A weaker dollar makes crude cheaper for holders of other currencies.
U.S. small business confidence climbed to a seven-month high in June as pessimism about the economic outlook diminished sharply and sales expectations improved, but a still-tight labor market continued to drive concerns about inflation.
Markets were awaiting U.S. inflation data on Wednesday for clues on the interest rate outlook.
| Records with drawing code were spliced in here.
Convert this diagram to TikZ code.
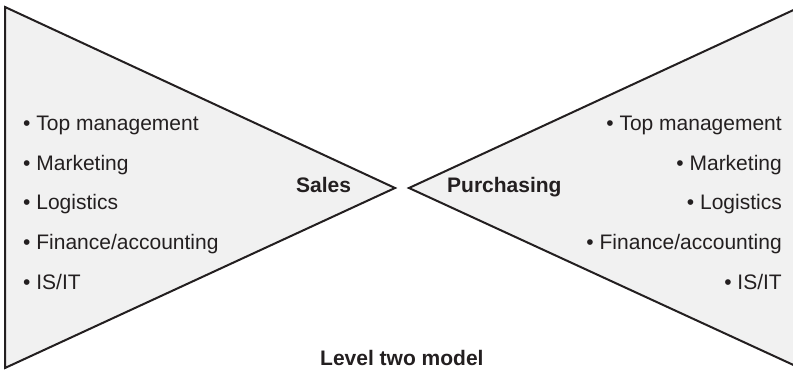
\documentclass[tikz,border=0pt]{standalone}
\usepackage{fontspec}
\setmainfont{Liberation Sans}
\definecolor{tri}{HTML}{F1F1F1}
\definecolor{ink}{HTML}{231F20}
\begin{document}
\begin{tikzpicture}[x=1pt,y=-1pt,
  tribox/.style={fill=tri,draw=ink,line width=2pt,line join=miter},
  item/.style={inner sep=0pt,text=ink,font=\fontsize{21}{25}\selectfont},
  head/.style={inner sep=0pt,text=ink,font=\fontsize{21}{25}\selectfont\bfseries}]
\useasboundingbox (0,0) rectangle (793,371);
\clip (0,0) rectangle (793,371);
\draw[tribox] (5,7) -- (395,188) -- (5,368) -- cycle;
\draw[tribox] (800,7) -- (409,188) -- (800,368) -- cycle;
\foreach \t/\y [count=\i] in {Top management/131, Marketing/170.5, Logistics/210, Finance\slash accounting/250, IS\slash IT/290}{
  \node[item,anchor=base west] (l\i) at (23,\y) {• \t};
  \node[item,anchor=base east] (r\i) at (782,\y) {• \t};
}
\node[head,anchor=base west] (sales) at (296,193) {Sales};
\node[head,anchor=base west] (purch) at (447,193) {Purchasing};
\node[head,anchor=base west] (level) at (320,366) {Level two model};
\end{tikzpicture}
\end{document}
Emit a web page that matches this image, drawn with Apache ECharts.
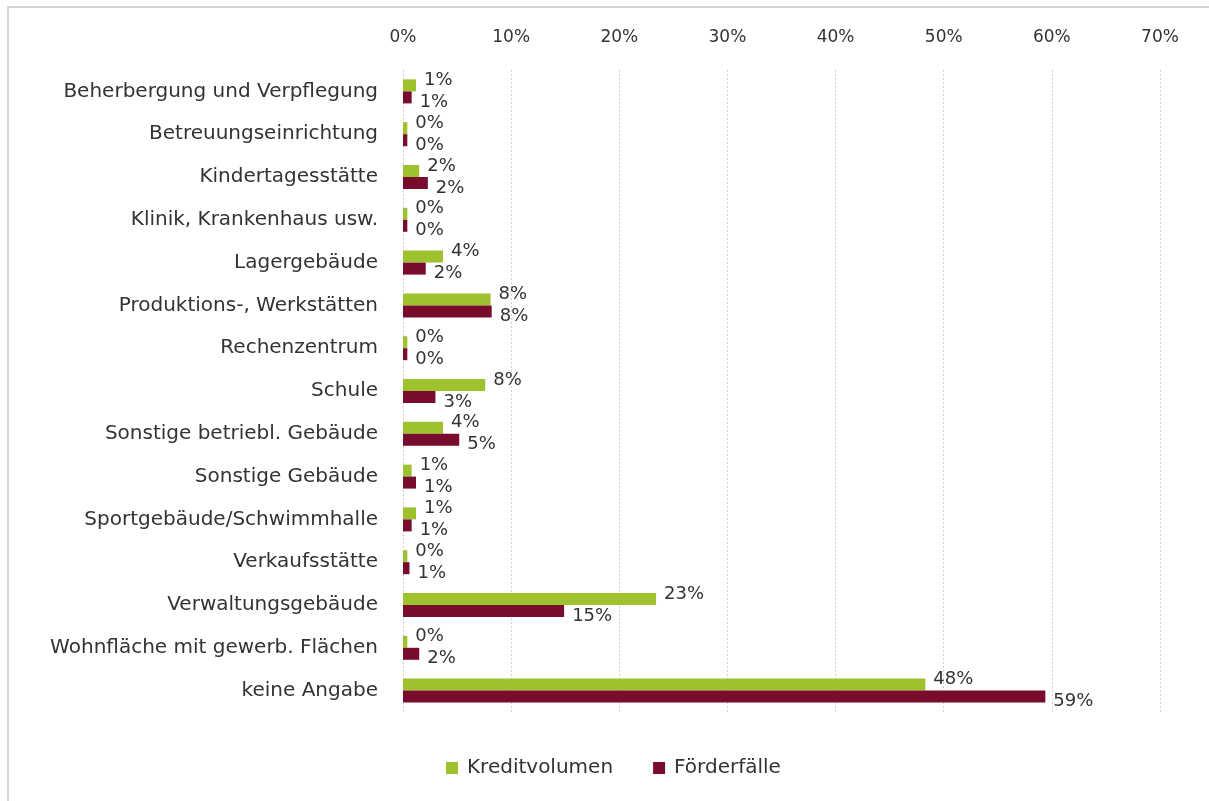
<!DOCTYPE html>
<html>
<head>
<meta charset="utf-8">
<script src="https://cdn.jsdelivr.net/npm/echarts@6/dist/echarts.min.js"></script>
<style>
  html, body { margin: 0; padding: 0; background: #fff; }
  #chart { width: 1209px; height: 801px; }
</style>
</head>
<body>
<div id="chart"></div>
<script>
// Kategorien (von oben nach unten)
const categories = [
  'Beherbergung und Verpflegung',
  'Betreuungseinrichtung',
  'Kindertagesstätte',
  'Klinik, Krankenhaus usw.',
  'Lagergebäude',
  'Produktions-, Werkstätten',
  'Rechenzentrum',
  'Schule',
  'Sonstige betriebl. Gebäude',
  'Sonstige Gebäude',
  'Sportgebäude/Schwimmhalle',
  'Verkaufsstätte',
  'Verwaltungsgebäude',
  'Wohnfläche mit gewerb. Flächen',
  'keine Angabe'
];
// Anteile in %
const kreditvolumen = [1.2, 0.4, 1.5, 0.4, 3.7, 8.1, 0.4, 7.6, 3.7, 0.8, 1.2, 0.4, 23.4, 0.4, 48.3];
const foerderfaelle = [0.8, 0.4, 2.3, 0.4, 2.1, 8.2, 0.4, 3.0, 5.2, 1.2, 0.8, 0.6, 14.9, 1.5, 59.4];
const xTicks = [0, 10, 20, 30, 40, 50, 60, 70];

const font = 'DejaVu Sans';
const textColor = '#333333';

const chart = echarts.init(document.getElementById('chart'));
const option = {
  backgroundColor: '#ffffff',
  animation: false,
  color: ['#9dc22d', '#780c2c'],
  textStyle: { fontFamily: font, color: textColor },
  // Rahmen links und oben (wie im Excel-Diagramm)
  graphic: [{
    type: 'polyline',
    shape: { points: [[8, 801], [8, 7], [1209, 7]] },
    style: { fill: 'none', stroke: '#d4d4d4', lineWidth: 2 },
    silent: true
  }],
  grid: { left: 403, right: 49, top: 70, height: 642 },
  legend: {
    data: ['Kreditvolumen', 'Förderfälle'],
    left: 441,
    top: 753,
    itemWidth: 12, itemHeight: 12,
    itemGap: 40,
    icon: 'rect',
    textStyle: { fontFamily: font, fontSize: 20, color: textColor, padding: [0, 0, 0, 4] }
  },
  xAxis: {
    type: 'value',
    position: 'top',
    min: xTicks[0],
    max: xTicks[xTicks.length - 1],
    interval: 10,
    axisLine: { show: false },
    axisTick: { show: false },
    axisLabel: {
      formatter: '{value}%',
      margin: 24,
      fontFamily: font, fontSize: 17, color: textColor
    },
    splitLine: { show: true, lineStyle: { color: '#cfcfdc', type: [2, 2], width: 1 } }
  },
  yAxis: {
    type: 'category',
    data: categories,
    inverse: true,
    axisLine: { show: false },
    axisTick: { show: false },
    axisLabel: { margin: 25, fontFamily: font, fontSize: 20, color: textColor }
  },
  series: [
    {
      name: 'Kreditvolumen',
      type: 'bar',
      data: kreditvolumen,
      barWidth: 12,
      barGap: '0%',
      label: {
        show: true, position: 'right', distance: 8, offset: [0, -5],
        formatter: p => Math.round(p.value) + '%',
        fontFamily: font, fontSize: 18, color: textColor
      }
    },
    {
      name: 'Förderfälle',
      type: 'bar',
      data: foerderfaelle,
      barWidth: 12,
      label: {
        show: true, position: 'right', distance: 8, offset: [0, 5],
        formatter: p => Math.round(p.value) + '%',
        fontFamily: font, fontSize: 18, color: textColor
      }
    }
  ]
};
chart.setOption(option);
</script>
</body>
</html>
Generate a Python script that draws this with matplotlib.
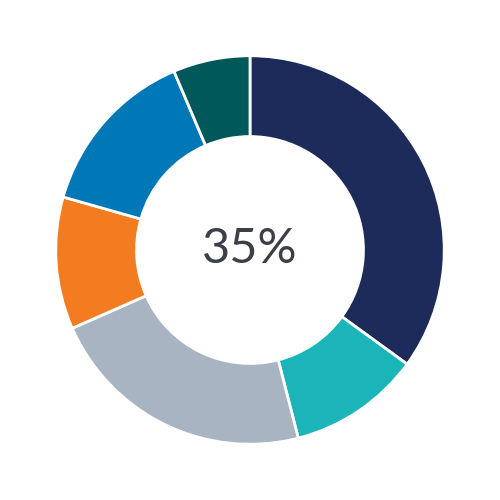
import matplotlib.pyplot as plt

# slices clockwise from the top
labels = ['A', 'B', 'C', 'D', 'E', 'F']
values = [35, 11, 22.4, 11, 14.2, 6.4]
colors = ['#1c2b5a', '#1bb5b9', '#a9b4c2', '#f47c20', '#0077b6', '#00585a']
center_text = '35%'

fig = plt.figure(figsize=(5, 5), dpi=100)
ax = fig.add_axes([0, 0, 1, 1])
ax.pie(values, colors=colors, startangle=90, counterclock=False,
       radius=1.01, wedgeprops=dict(width=0.42, edgecolor='white', linewidth=2))
ax.text(0, 0.005, center_text, ha='center', va='center', fontsize=35,
        color='#3b3f47', family=['Lato', 'DejaVu Sans'], fontweight='normal')
ax.set_xlim(-1.3, 1.3)
ax.set_ylim(-1.3, 1.3)
ax.set_aspect('equal')
ax.axis('off')
fig.savefig('out.png', dpi=100, facecolor='white')
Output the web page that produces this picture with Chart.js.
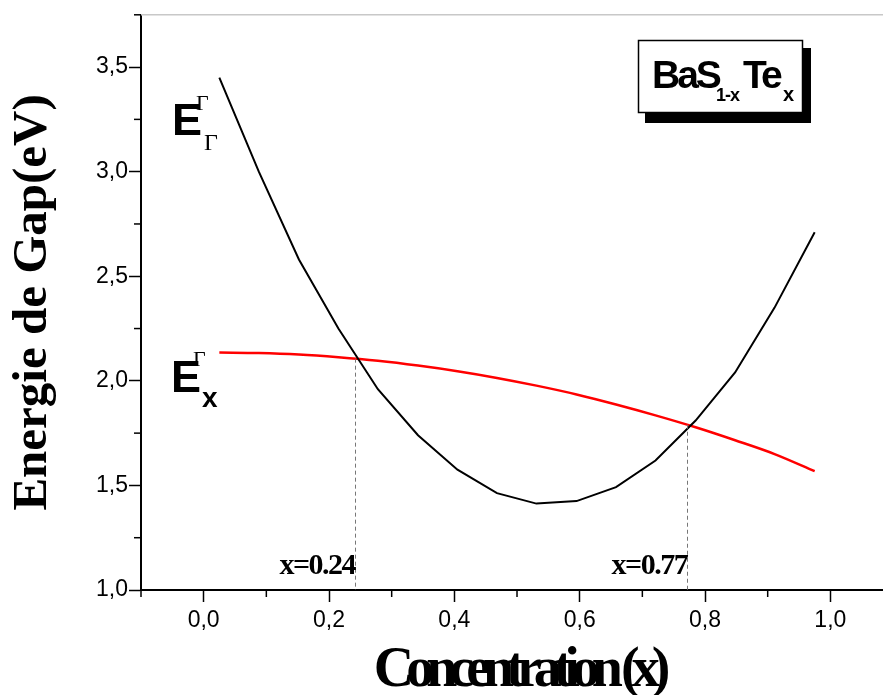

Higher rates can slow economic growth and reduce oil demand.
The International Energy Agency (IEA) said the oil market should remain tight in the second half of 2023, citing strong demand from China and developing countries combined with recently announced supply cuts, including by top exporters Saudi Arabia and Russia.
The IEA will publish new forecasts this week.
The secretary general of the Organization of the Petroleum Exporting Countries (OPEC) said global energy demand is forecast to rise 23% by the end of 2045.
RECORD WORLD OIL SUPPLY AND DEMAND
The U.S. Energy Information Administration (EIA) projected global oil output would rise from 99.9 million barrels per day (bpd) in 2022 to 101.1 million bpd in 2023 and 102.6 million bpd in 2024, while world demand will rise from 99.4 million bpd in 2022 to 101.2 million bpd in 2023 and 102.8 million bpd in 2024.
That compares with a record 100.5 million bpd of global oil production in 2018 and a record 100.8 million bpd of world liquids consumption in 2019.
EIA also projected U.S. crude output would rise from 11.9 million bpd in 2022 to 12.6 million bpd in 2023 and 12.9 million bpd in 2024, while U.S. liquids consumption would rise from 20.3 million bpd in 2022 to 20.4 million bpd in 2023 and 20.8 million bpd in 2024.
That compares with a record 12.3 million bpd of U.S. crude production in 2019 and a record 20.8 million bpd of liquids consumption in 2005.
The market is awaiting U.S. oil inventory data from the American Petroleum Institute (API), an industry group, on Tuesday and the EIA on Wednesday.
With analysts in a Reuters poll forecasting a 0.5-million barrel increase in U.S. crude stocks during the week ended July 7, that inventory data could weigh on oil markets. [EIA/S] [API/S]
If correct, it would be the first crude stock build in four weeks and compares with an increase of 3.3 million barrels in the same week last year and a five-year (2018-2022) average decrease of 6.9 million barrels.